Cape Town’s ‘lentil curtain’
Noordhoek Beach on the Cape Peninsula arcs between the blue of Chapman’s Bay and Noordhoek Lagoon. (James Bainbridge)
Driving down South Africa’s Cape Peninsula – a 75km stretch from Table Mountain to the Cape of Good Hope -- is the equivalent of crossing San Francisco’s Golden Gate Bridge to Marin County, California: suddenly, the city feels far away and your pace slows to match the beatific landscape, with its rolling mountains, empty beaches, glistening bays and tiny seaside villages.
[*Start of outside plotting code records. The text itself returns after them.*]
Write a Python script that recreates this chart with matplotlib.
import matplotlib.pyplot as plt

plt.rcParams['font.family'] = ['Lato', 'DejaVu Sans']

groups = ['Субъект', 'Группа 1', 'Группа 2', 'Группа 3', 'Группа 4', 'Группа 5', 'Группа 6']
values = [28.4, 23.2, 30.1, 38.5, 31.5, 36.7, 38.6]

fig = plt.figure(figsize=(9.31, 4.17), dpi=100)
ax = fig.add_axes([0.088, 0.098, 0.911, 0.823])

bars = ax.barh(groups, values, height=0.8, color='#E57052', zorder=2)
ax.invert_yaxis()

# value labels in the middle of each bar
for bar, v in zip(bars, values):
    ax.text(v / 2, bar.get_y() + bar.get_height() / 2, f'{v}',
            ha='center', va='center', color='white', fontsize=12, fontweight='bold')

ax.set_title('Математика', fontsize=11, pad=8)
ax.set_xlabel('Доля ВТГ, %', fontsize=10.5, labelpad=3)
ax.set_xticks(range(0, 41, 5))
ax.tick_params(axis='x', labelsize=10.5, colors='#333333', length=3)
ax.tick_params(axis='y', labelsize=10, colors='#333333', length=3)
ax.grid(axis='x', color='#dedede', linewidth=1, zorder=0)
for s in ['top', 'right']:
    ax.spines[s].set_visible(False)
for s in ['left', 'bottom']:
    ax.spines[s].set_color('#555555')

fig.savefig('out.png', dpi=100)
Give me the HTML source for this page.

The peninsula’s alluring mix of space, scenery, sea views and proximity to Cape Town, which is never more than an hour’s drive away, has long attracted a free-spirited mix of artists, hippies, surfers and ex-pats -- earning the peninsula the nickname “the lentil curtain” for its alternative tendencies. But recently, the lentil curtain stereotype of an organic vegetable patch, dreadlocked beard and cow in the backyard, has recently been joined by a younger crowd of creative professionals, who work freelance to escape the city. The products of these myriad creative and alternative lifestyles can easily be seen on a day trip by car from Cape Town.
The fishing village of Hout Bay, fringing a yawning blue bay beneath the lopsided peak of the Sentinel, is the gateway to the peninsula. Technically a suburb of Cape Town, the independently-minded spot -- reached by following the Atlantic coastline through a rocky landscape of cliffs, boulders and promontories -- declared itself a republic back in 1987; you can even pick up a Hout Bay passport (not recognised outside the lentil curtain). These days, this unofficial republic status is mostly a reflection of the village’s close-knit community, but when the republic was established during the apartheid era, it was a gesture of defiance towards President PW Botha’s repressive government. Residents consistently selected liberal opposition parties to represent them and visitors were asked to show a Hout Bay passport or visa, which they could acquire in exchange for a donation to charity. The suburb still has its own flag, anthem and self-appointed consul.
Three art galleries at the entrance to town, including the contemporary Hout Bay Gallery, announce the peninsula’s creative bent with displays of sculptures, cityscapes and abstract canvases. Alongside the jumble of masts in the small harbour, the Mariner’s Wharf complex is the most common tourist stop, offering seal-spotting cruises to Duiker Island, a nearby Cape fur seal and bird colony. Beyond, the township’s pink and yellow facades climb the hill, and the atmospheric Bay Harbour Market (open Fridays to Sundays) fills an old fish factory with local craftwork and cuisine. On Sundays it is joined by the craft market on Hout Bay Common.
For a bite to eat, forego the village’s half a dozen fish and chip shops and head behind the shopping mall -- named Mainstream, perhaps in deference to the alternative local mindset -- for tapas and views at the beachfront restaurant Dunes.
From here Chapman’s Peak Drive, one of the world’s most stunning coastal roads, leads 5km along the peninsula’s western side. Viewpoints dot the road as it climbs towards the 600m-high peak, looking down at the boats chugging along the vertiginous coastline and the rocky cliffs that tumble towards the surf. Looking back across the blue expanse of Hout Bay, a chain of emerald mountains with houses clinging to their lower slopes ends at the distinctively shaped Sentinel peak. Less than 30 minutes’ drive from busy, central Cape Town, the only sounds here are the steady swish of the surf, intermittent bird cheeps and chattering backpackers on peninsula tours.